There’s another down, blood bubbling out of her mouth as she clutches at the guts spilling out of her stomach, and there’s one more facing off against him when Clint senses movement behind him. If he takes his eyes off the guy in front he’s dead, and it he doesn’t turn he’s likely dead, but then there’s a warm back pressed solid against his.

When he gets the chance to turn around, his guy finished with, the guardian demon in question is human and crouched over gang member number six, repeatedly punching him in the face even though that’s really not going to make him any more dead.

“Hey,” Clint says casually.

She stops and looks up at him.

“Thanks.”

She doesn’t acknowledge him, but she does get up, inspecting her bloodied knuckles and running her tongue across them experimentally. She contemplates the body at her feet.

“Um, please don’t eat him,” Clint adds.

~O~

She stays human all the way back to SHIELD and follows him to Office 265, where he should be debriefing with Agent Strzeszewski but isn’t surprised to instead see the Deputy Director and Strange waiting.

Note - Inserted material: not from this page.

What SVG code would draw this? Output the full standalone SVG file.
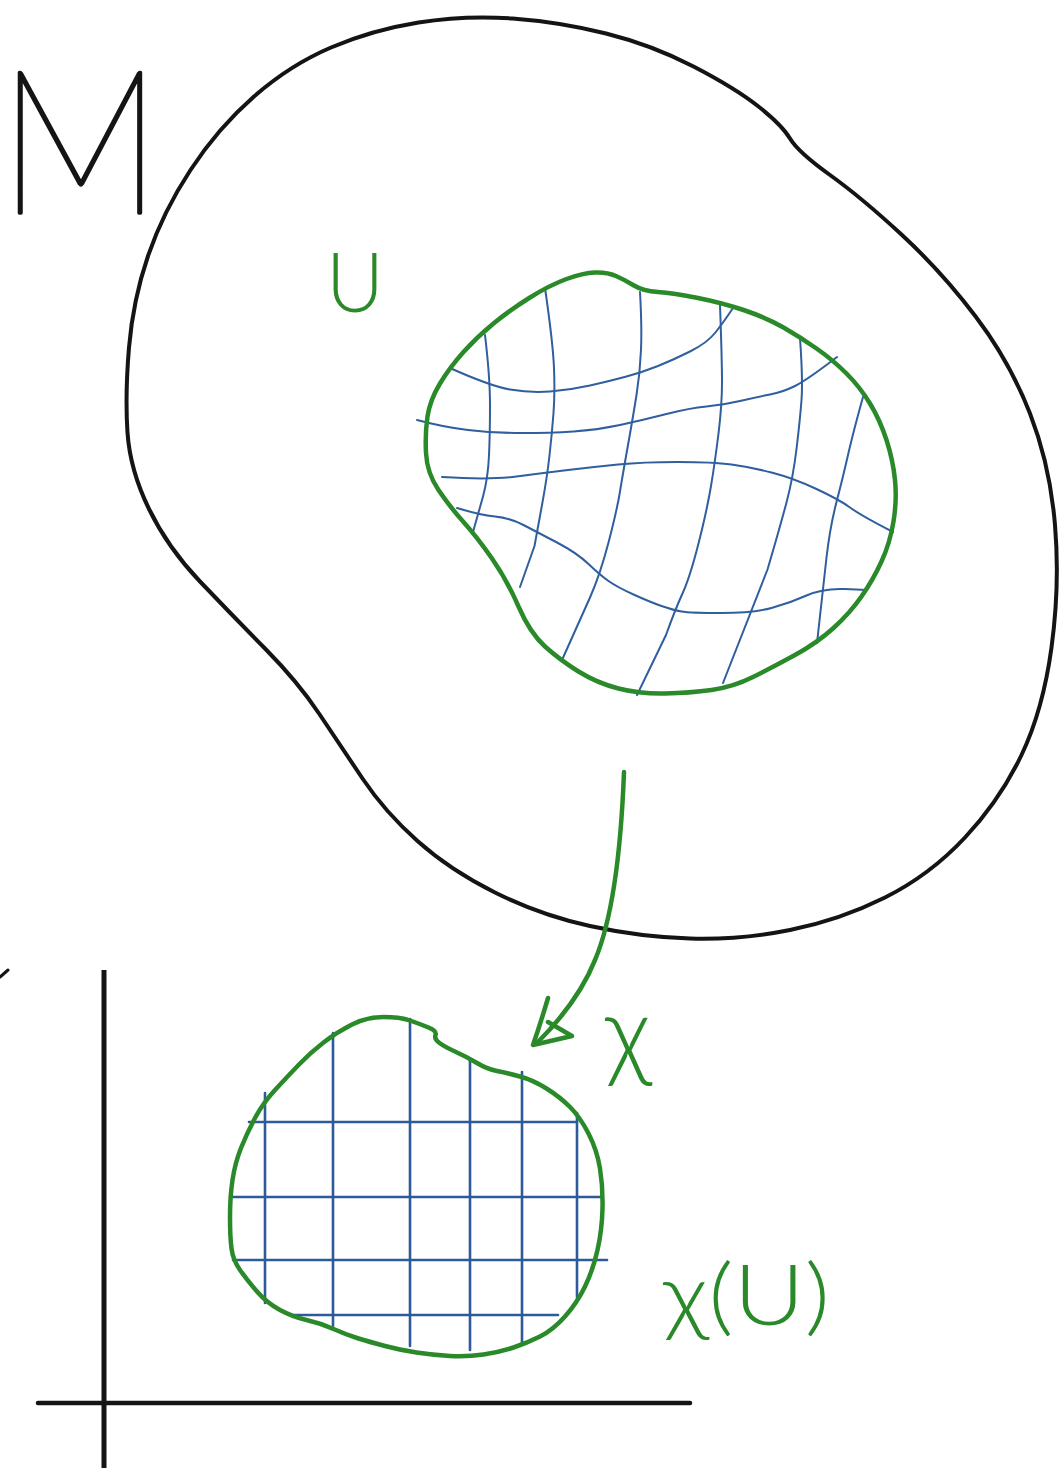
<svg xmlns="http://www.w3.org/2000/svg" width="1062" height="1468" viewBox="0 0 1062 1468">
<style>
.blk{fill:none;stroke:#141414;stroke-width:4;stroke-linecap:round;stroke-linejoin:round}
.grn{fill:none;stroke:#2a8a2a;stroke-width:4.5;stroke-linecap:round;stroke-linejoin:round}
.blu{fill:none;stroke:#2f5f9e;stroke-width:2;stroke-linecap:round;stroke-linejoin:round}
.blu2{fill:none;stroke:#2c5a9a;stroke-width:2.6;stroke-linecap:round}
.lbl{font-family:Lato,Roboto,"Open Sans",sans-serif;font-weight:300}
</style>
<rect width="1062" height="1468" fill="#ffffff"/>

<g id="manifold-M">
<path class="blk" d="M127.5,432.5 Q125,395 129,347.5 Q133,300 148,256 Q163,212 190.5,170 Q218,128 254,96.5 Q290,65 331,47.5 Q372,30 418.5,22.5 Q465,15 512.5,18.5 Q560,22 606,33.5 Q652,45 693.5,66.5 Q735,88 758.5,106.5 Q782,125 790,138.5 Q798,152 830,175 Q862,198 902,235 Q942,272 976,317 Q1010,362 1030,413.5 Q1050,465 1055,525 Q1060,585 1051.5,647.5 Q1043,710 1021.5,755 Q1000,800 965,837.5 Q930,875 885,897.5 Q840,920 790,930 Q740,940 690,938.5 Q640,937 590,926 Q540,915 495,892.5 Q450,870 417.5,841 Q385,812 362.5,778.5 Q340,745 319,713.5 Q298,682 265,648.5 Q232,615 200,581.5 Q168,548 149,509 Q130,470 127.5,432.5 Z"/>
</g>

<g id="region-U">
<g id="U-grid">
<path class="blu" d="M450,368 Q490,386 510,389.5 Q530,393 550,391.5 Q570,390 590,385.5 Q610,381 626.5,376.5 Q643,372 658,366 Q673,360 690,351.5 Q707,343 715,333 Q723,323 733,308"/>
<path class="blu" d="M417,420 Q443,427 468,430 Q493,433 521.5,433 Q550,433 573.5,431.5 Q597,430 620,425 Q643,420 666.5,414 Q690,408 706.5,406.5 Q723,405 740,401 Q757,397 770,394.5 Q783,392 795,386 Q807,380 837,357"/>
<path class="blu" d="M442,477 Q490,480 516.5,476.5 Q543,473 568,470 Q593,467 618,464.5 Q643,462 678,462 Q713,462 731.5,464.5 Q750,467 771.5,472.5 Q793,478 816.5,489 Q840,500 850,507.5 Q860,515 893,532"/>
<path class="blu" d="M457,508 Q480,515 495,516.5 Q510,518 523.5,525 Q537,532 557,542.5 Q577,553 588.5,564 Q600,575 608.5,581 Q617,587 633.5,594.5 Q650,602 661.5,606 Q673,610 681.5,611.5 Q690,613 721.5,613 Q753,613 771.5,608 Q790,603 806.5,595.5 Q823,588 845,589 L867,590"/>
<path class="blu" d="M485,335 Q490,377 490,405 Q490,433 489,455.5 Q488,478 483,496.5 L473,532"/>
<path class="blu" d="M545,288 Q553,343 554,368 Q555,393 553.5,413 Q552,433 549.5,455.5 Q547,478 542,505 Q537,532 534.5,546 L520,587"/>
<path class="blu" d="M640,292 Q642,327 641,350 Q640,373 636.5,395 Q633,417 628,445 Q623,473 620,491.5 Q617,510 608.5,542.5 Q600,575 590,597.5 L562,660"/>
<path class="blu" d="M720,305 Q722,360 722,382.5 Q722,405 718.5,433.5 Q715,462 711,486 Q707,510 698.5,543.5 Q690,577 682.5,593.5 Q675,610 666,635 L637,695"/>
<path class="blu" d="M800,338 Q803,380 801.5,400 Q800,420 796.5,449 Q793,478 786.5,502.5 Q780,527 767.5,569.5 L723,683"/>
<path class="blu" d="M863,397 Q853,433 848,455 Q843,477 836.5,502 Q830,527 826.5,557.5 L817,643"/>
</g>
<path class="grn" d="M438.5,490 Q427,473 426,453 Q425,433 427.5,416.5 Q430,400 440,383.5 Q450,367 463.5,352 Q477,337 493.5,323.5 Q510,310 530,297.5 Q550,285 566.5,279 Q583,273 595,272.5 Q607,272 616,276 Q625,280 634,285.5 Q643,291 658,292 Q673,293 698,298 Q723,303 745,310.5 Q767,318 783.5,327.5 Q800,337 816.5,348.5 Q833,360 846.5,373.5 Q860,387 870,403.5 Q880,420 886.5,440 Q893,460 895,480 Q897,500 893.5,521.5 Q890,543 881.5,561.5 Q873,580 861.5,596.5 Q850,613 833.5,628 Q817,643 795,655 Q773,667 753,677 Q733,687 711.5,690 Q690,693 665,693.5 Q640,694 618.5,688.5 Q597,683 578.5,671.5 Q560,660 545,646.5 Q530,633 518.5,606.5 Q507,580 492,558.5 Q477,537 463.5,522 Q450,507 438.5,490 Z"/>
</g>

<g id="connectors">
<path class="grn" d="M624,772 C621,850 612,920 595,960 C583,990 565,1015 537,1043"/>
<path class="grn" d="M548,998 Q540,1025 533,1045 L572,1036 L548,1022"/>
</g>

<g id="axes">
<path class="blk" style="stroke-width:5;stroke-linecap:butt" d="M104,970 L104,1468"/>
<path class="blk" style="stroke-width:4.5" d="M38,1403 L690,1403"/>
</g>

<g id="region-xU">
<g id="xU-grid">
<path class="blu2" d="M265,1093 L265,1303"/>
<path class="blu2" d="M333,1033 L333,1326"/>
<path class="blu2" d="M410,1019 L410,1346"/>
<path class="blu2" d="M470,1059 L470,1350"/>
<path class="blu2" d="M522,1072 L522,1343"/>
<path class="blu2" d="M577,1113 L577,1297"/>
<path class="blu2" d="M249,1122 L577,1122"/>
<path class="blu2" d="M230,1197 L602,1197"/>
<path class="blu2" d="M233,1260 L607,1260"/>
<path class="blu2" d="M292,1315 L558,1315"/>
</g>
<path class="grn" d="M352,1024.5 Q367,1017 383.5,1017 Q400,1017 410,1020.5 Q420,1024 428.5,1027.5 Q437,1031 435.5,1035 Q434,1039 439.5,1043 Q445,1047 456,1052 Q467,1057 477,1063 Q487,1069 497,1071 Q507,1073 520,1076.5 Q533,1080 546.5,1088.5 Q560,1097 570,1107 Q580,1117 588.5,1133.5 Q597,1150 600,1168.5 Q603,1187 602.5,1208.5 Q602,1230 597.5,1250 Q593,1270 585,1286.5 Q577,1303 565,1316.5 Q553,1330 540,1336.5 Q527,1343 513.5,1347.5 Q500,1352 483.5,1354.5 Q467,1357 450,1356 Q433,1355 416.5,1352.5 Q400,1350 385,1346 Q370,1342 358.5,1338.5 Q347,1335 333.5,1329 Q320,1323 306.5,1320 Q293,1317 280,1310 Q267,1303 257,1291.5 Q247,1280 240,1270 Q233,1260 231.5,1248.5 Q230,1237 230,1217 Q230,1197 232.5,1180 Q235,1163 241,1148 Q247,1133 255,1118 Q263,1103 275,1090 Q287,1077 298.5,1065 Q310,1053 323.5,1042.5 Q337,1032 352,1024.5 Z"/>
</g>

<g id="labels">
<text class="lbl" x="-2" y="213" font-size="200" fill="#141414" stroke="#141414" stroke-width="3.5" stroke-linejoin="round" style="font-weight:100" textLength="164" lengthAdjust="spacingAndGlyphs">M</text>
<text class="lbl" x="326" y="312" font-size="83" fill="#2a8a2a" textLength="58" lengthAdjust="spacingAndGlyphs">U</text>
<text class="lbl" x="605" y="1068" font-size="100" fill="#2a8a2a">χ</text>
<text class="lbl" x="663" y="1325" font-size="84" fill="#2a8a2a" textLength="167" lengthAdjust="spacingAndGlyphs">χ(U)</text>
<path class="blk" style="stroke-width:3" d="M0,977 L8,970"/>
</g>
</svg>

Nobody sits, nobody introduces anyone else, and Clint keeps himself angled just in front of his demon stalker, because that seems like a good idea for all concerned.

“What are our options at this point?” asks Hill, running her eyes over the redhead whilst she addresses Strange, who watches the same as Hill but with obvious academic interest. “You mentioned demons can be dismissed?”

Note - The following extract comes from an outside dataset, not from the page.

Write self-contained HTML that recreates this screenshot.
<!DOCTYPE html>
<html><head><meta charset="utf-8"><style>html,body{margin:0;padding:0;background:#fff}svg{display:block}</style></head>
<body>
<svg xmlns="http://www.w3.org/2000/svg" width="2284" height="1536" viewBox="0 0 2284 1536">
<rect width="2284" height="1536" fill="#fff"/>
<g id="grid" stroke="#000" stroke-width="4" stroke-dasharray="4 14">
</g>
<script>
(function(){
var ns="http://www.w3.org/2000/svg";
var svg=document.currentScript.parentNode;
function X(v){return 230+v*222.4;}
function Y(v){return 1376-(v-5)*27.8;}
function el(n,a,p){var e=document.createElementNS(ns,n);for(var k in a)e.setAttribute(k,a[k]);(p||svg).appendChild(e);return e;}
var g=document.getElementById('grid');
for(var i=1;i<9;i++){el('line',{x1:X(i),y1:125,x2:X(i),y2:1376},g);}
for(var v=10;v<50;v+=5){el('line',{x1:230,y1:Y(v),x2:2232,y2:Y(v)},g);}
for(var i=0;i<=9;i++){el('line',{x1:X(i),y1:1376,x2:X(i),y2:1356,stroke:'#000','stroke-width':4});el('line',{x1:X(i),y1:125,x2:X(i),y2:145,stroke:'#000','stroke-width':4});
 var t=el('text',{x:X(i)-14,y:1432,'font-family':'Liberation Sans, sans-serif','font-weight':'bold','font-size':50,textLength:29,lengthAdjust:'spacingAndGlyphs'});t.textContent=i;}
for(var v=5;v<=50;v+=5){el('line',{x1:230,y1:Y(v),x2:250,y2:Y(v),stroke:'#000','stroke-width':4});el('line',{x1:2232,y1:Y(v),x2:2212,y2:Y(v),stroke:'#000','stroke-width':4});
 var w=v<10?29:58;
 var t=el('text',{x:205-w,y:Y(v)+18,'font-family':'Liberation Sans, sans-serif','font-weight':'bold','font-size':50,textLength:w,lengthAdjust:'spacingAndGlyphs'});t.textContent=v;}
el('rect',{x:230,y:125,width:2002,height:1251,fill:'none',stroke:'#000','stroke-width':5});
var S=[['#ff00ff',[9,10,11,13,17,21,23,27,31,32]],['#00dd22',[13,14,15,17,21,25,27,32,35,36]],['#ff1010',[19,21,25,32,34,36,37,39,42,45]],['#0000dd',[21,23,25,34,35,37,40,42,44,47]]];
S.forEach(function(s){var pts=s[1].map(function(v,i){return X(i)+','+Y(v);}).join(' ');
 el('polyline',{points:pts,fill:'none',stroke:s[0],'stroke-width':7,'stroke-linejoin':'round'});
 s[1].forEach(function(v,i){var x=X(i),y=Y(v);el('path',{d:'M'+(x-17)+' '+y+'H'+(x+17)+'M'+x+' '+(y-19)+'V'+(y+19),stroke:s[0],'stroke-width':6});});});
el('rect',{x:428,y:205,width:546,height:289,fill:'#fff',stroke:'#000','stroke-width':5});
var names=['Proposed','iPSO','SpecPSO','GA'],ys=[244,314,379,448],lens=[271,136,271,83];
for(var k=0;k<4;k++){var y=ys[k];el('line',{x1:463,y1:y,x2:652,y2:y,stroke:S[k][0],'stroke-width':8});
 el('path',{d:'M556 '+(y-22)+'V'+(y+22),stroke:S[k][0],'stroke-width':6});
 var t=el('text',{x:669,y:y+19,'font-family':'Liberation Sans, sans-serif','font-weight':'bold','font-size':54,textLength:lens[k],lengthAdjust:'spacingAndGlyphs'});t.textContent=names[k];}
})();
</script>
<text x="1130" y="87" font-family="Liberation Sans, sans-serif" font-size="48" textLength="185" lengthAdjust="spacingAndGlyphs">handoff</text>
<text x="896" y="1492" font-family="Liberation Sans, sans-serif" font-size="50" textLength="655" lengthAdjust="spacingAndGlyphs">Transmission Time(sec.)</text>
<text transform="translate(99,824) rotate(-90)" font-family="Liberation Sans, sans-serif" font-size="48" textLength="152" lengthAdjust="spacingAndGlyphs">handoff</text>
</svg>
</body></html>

“She cannot be dismissed.”

Hill pinches the bridge of her nose.

“Why not?”

“The answer is twofold.” He straightens his posture and clasps his hands behind his back. “Since she is not bound by a Circle she cannot be dismissed from one and instead is free to do as she likes, to leave or not as she chooses. Additionally, when a demon is in human form they cannot be commanded as a demon. To all intents and purposes, when they look human they are human. More or less.”

“What’s the less?”

Hill’s hand drifts towards her firearm and Clint wonders if she’s thinking what he’s thinking; that if the rules of humanity apply to a demon in human form does that mean that they can be killed?

Meanwhile Strange is saying, “Being able to return to demonic form, for a start. Agent Hill, the confluence of an unbound demon and one in human form has never been properly researched. My knowledge here is limited.”

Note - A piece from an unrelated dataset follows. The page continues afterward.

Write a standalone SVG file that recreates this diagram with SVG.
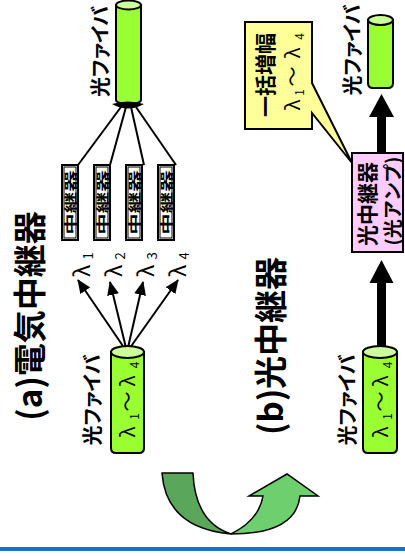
<svg xmlns="http://www.w3.org/2000/svg" width="405" height="556" viewBox="0 0 405 556">
<style>
text{font-family:"Noto Sans CJK JP","Noto Sans",sans-serif;fill:#000}
.title{font-size:33px;font-weight:bold}
.lbl{font-size:20px;font-weight:bold;font-feature-settings:"palt"}
.rel{font-size:13px;font-weight:bold}
.lam{font-size:20px}
.sub{font-size:12px}
.fiber{fill:#99ff33;stroke:#000;stroke-width:2}
.ftop{fill:#ccff99;stroke:#000;stroke-width:2}
.box{fill:#fff;stroke:#000;stroke-width:2}
.thin{fill:none;stroke:#000;stroke-width:1}
.ln{stroke:#000;stroke-width:2;fill:none}
</style>
<defs>
<marker id="ah" markerWidth="14" markerHeight="12" refX="13" refY="6" orient="auto" markerUnits="userSpaceOnUse">
<path d="M0,0 L14,6 L0,12 Z" fill="#000"/>
</marker>
</defs>
<rect width="405" height="556" fill="#fff"/>

<g id="titles">
<text class="title" transform="translate(41.5,316) rotate(-90)" text-anchor="middle">(a)電気中継器</text>
<text class="title" transform="translate(283,346) rotate(-90)" text-anchor="middle">(b)光中継器</text>
</g>

<g id="connectors">
<line class="ln" x1="121" y1="107" x2="78" y2="165"/>
<line class="ln" x1="126" y1="107" x2="110" y2="165"/>
<line class="ln" x1="131" y1="107" x2="144" y2="165"/>
<line class="ln" x1="136" y1="107" x2="176" y2="165"/>
<line class="ln" x1="127" y1="352" x2="78" y2="280" marker-end="url(#ah)"/>
<line class="ln" x1="127" y1="352" x2="110" y2="282" marker-end="url(#ah)"/>
<line class="ln" x1="127" y1="352" x2="143" y2="282" marker-end="url(#ah)"/>
<line class="ln" x1="127" y1="352" x2="178" y2="280" marker-end="url(#ah)"/>
<path d="M377,153 V117 H369 L381.5,94 L394,117 H386 V153 Z" fill="#000"/>
<path d="M377,348 V283 H369.5 L381.5,260 L393.5,283 H386 V348 Z" fill="#000"/>
</g>

<g id="fiber-a-top">
<path class="fiber" d="M116,5 V100 A12.5,4 0 0 0 141,100 V5 Z"/>
<ellipse class="ftop" cx="128.5" cy="5" rx="12.5" ry="4.5"/>
<path d="M112,104 Q128,99 144,104 Q128,113 112,104 Z" fill="#000"/>
<text class="lbl" transform="translate(107.5,51.5) rotate(-90)" text-anchor="middle">光ファイバ</text>
</g>

<g id="relays-a">
<rect class="box" x="62" y="165" width="16" height="75"/>
<rect class="thin" x="64" y="167" width="12" height="71"/>
<text class="rel" transform="translate(75,202.5) rotate(-90) scale(1.65,1)" text-anchor="middle">中継器</text>
<rect class="box" x="94" y="165" width="16" height="75"/>
<rect class="thin" x="96" y="167" width="12" height="71"/>
<text class="rel" transform="translate(107,202.5) rotate(-90) scale(1.65,1)" text-anchor="middle">中継器</text>
<rect class="box" x="126" y="165" width="16" height="75"/>
<rect class="thin" x="128" y="167" width="12" height="71"/>
<text class="rel" transform="translate(139,202.5) rotate(-90) scale(1.65,1)" text-anchor="middle">中継器</text>
<rect class="box" x="158" y="165" width="16" height="75"/>
<rect class="thin" x="160" y="167" width="12" height="71"/>
<text class="rel" transform="translate(171,202.5) rotate(-90) scale(1.65,1)" text-anchor="middle">中継器</text>
</g>

<g id="lambda-labels">
<text transform="translate(89.5,277) rotate(-90)" text-anchor="middle"><tspan x="6" y="0" style="font-size:22px">λ</tspan><tspan x="21" y="3" style="font-size:13px">1</tspan></text>
<text transform="translate(121.5,277) rotate(-90)" text-anchor="middle"><tspan x="6" y="0" style="font-size:22px">λ</tspan><tspan x="21" y="3" style="font-size:13px">2</tspan></text>
<text transform="translate(153.5,277) rotate(-90)" text-anchor="middle"><tspan x="6" y="0" style="font-size:22px">λ</tspan><tspan x="21" y="3" style="font-size:13px">3</tspan></text>
<text transform="translate(185.5,277) rotate(-90)" text-anchor="middle"><tspan x="6" y="0" style="font-size:22px">λ</tspan><tspan x="21" y="3" style="font-size:13px">4</tspan></text>
</g>

<g id="fiber-a-bottom">
<path class="fiber" d="M111,352 V448 Q111,453 116,453 H139 Q144,453 144,448 V352 Z"/>
<ellipse class="ftop" cx="127.5" cy="352" rx="16.5" ry="6"/>
<text transform="translate(135,442) rotate(-90)" text-anchor="middle"><tspan class="lam" x="10" y="0">λ</tspan><tspan class="sub" x="25.5" y="4">1</tspan><tspan class="lam" x="40.5" y="0">〜</tspan><tspan class="lam" x="61" y="0">λ</tspan><tspan class="sub" x="77" y="4">4</tspan></text>
<text class="lbl" transform="translate(100,400) rotate(-90)" text-anchor="middle">光ファイバ</text>
</g>

<g id="fiber-b-top">
<path class="fiber" d="M368,20 V83 Q368,88 373,88 H388 Q393,88 393,83 V20 Z"/>
<ellipse class="ftop" cx="380.5" cy="20" rx="12.5" ry="5"/>
<text class="lbl" transform="translate(360,50) rotate(-90)" text-anchor="middle">光ファイバ</text>
</g>

<g id="amp-b">
<rect x="352" y="153" width="51" height="99" fill="#ffccff" stroke="#000" stroke-width="2"/>
<text transform="translate(375,204) rotate(-90)" text-anchor="middle" style="font-size:21px;font-weight:bold">光中継器</text>
<text transform="translate(400,201) rotate(-90)" text-anchor="middle" style="font-size:19px;font-weight:bold">(光アンプ)</text>
</g>

<g id="callout-b">
<path d="M245,22 H312 V83 L352,163 L312,113 V129 H245 Z" fill="#ffff99" stroke="#000" stroke-width="2" stroke-linejoin="miter"/>
<text transform="translate(272.5,75) rotate(-90)" text-anchor="middle" style="font-size:21px;font-weight:bold">一括増幅</text>
<text transform="translate(300,113) rotate(-90)" text-anchor="middle"><tspan class="lam" x="8" y="0">λ</tspan><tspan class="sub" x="20.5" y="4">1</tspan><tspan class="lam" x="36.5" y="0">〜</tspan><tspan class="lam" x="60" y="0">λ</tspan><tspan class="sub" x="76.5" y="4">4</tspan></text>
</g>

<g id="fiber-b-bottom">
<path class="fiber" d="M363,352 V448 Q363,453 368,453 H392 Q397,453 397,448 V352 Z"/>
<ellipse class="ftop" cx="380" cy="352" rx="17" ry="6"/>
<text transform="translate(387.5,442) rotate(-90)" text-anchor="middle"><tspan class="lam" x="10" y="0">λ</tspan><tspan class="sub" x="25.5" y="4">1</tspan><tspan class="lam" x="40.5" y="0">〜</tspan><tspan class="lam" x="61" y="0">λ</tspan><tspan class="sub" x="77" y="4">4</tspan></text>
<text class="lbl" transform="translate(354.5,400) rotate(-90)" text-anchor="middle">光ファイバ</text>
</g>

<g id="curved-arrow">
<path d="M162,473 H193 Q195,522 231,534 Q166,528 162,473 Z" fill="#5aa65a" stroke="#000" stroke-width="1.5" stroke-linejoin="round"/>
<path d="M231,534 Q259,520 263,496 H249 L287,474 L318,496 H300 Q296,534 231,534 Z" fill="#6dcf6d" stroke="#000" stroke-width="1.5" stroke-linejoin="miter"/>
</g>

<rect x="0" y="547" width="405" height="4" fill="#1a6fd0"/>
</svg>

“I want her as a partner.”

“Excuse me?” Hill stares at Clint, her poker face almost slipping.

Clint summons moisture to his dry mouth, licks his lips, and tries it again. “I want her as a partner. She’s kind of already working with me. I’d like to keep her.”

“You want us to hire her?”

Clint’s stalker steps forward, standing shoulder to shoulder with him.

“You sent him to do a demon’s work,” she says, and her toneless voice doesn’t sound accusatory but it burns into his brain. “Why not send a demon?”

Hill looks at both of them for a moment and then, slowly, the very corners of her mouth turn up in the smallest of smiles.

“Okay.” Clint looks on apprehensively as she rearranges the world into something she can deal with. “Doctor Strange, thank you for your time. Please continue researching this and inform us of your findings. You’ll be compensated accordingly.”

Strange nods and leaves without further comment.

“Barton, report to Medical. Don’t argue, just do it. And you,” Hill says, turning to the woman who is a demon, “you and me, we’re going to discuss a dietary plan. And then?”

Clint pauses in the doorway, even though he’s been dismissed, wanting to know how this ends. He shouldn’t have worried. Hill sounds satisfied as she states:

“You want to join SHIELD? We have protocols for that.”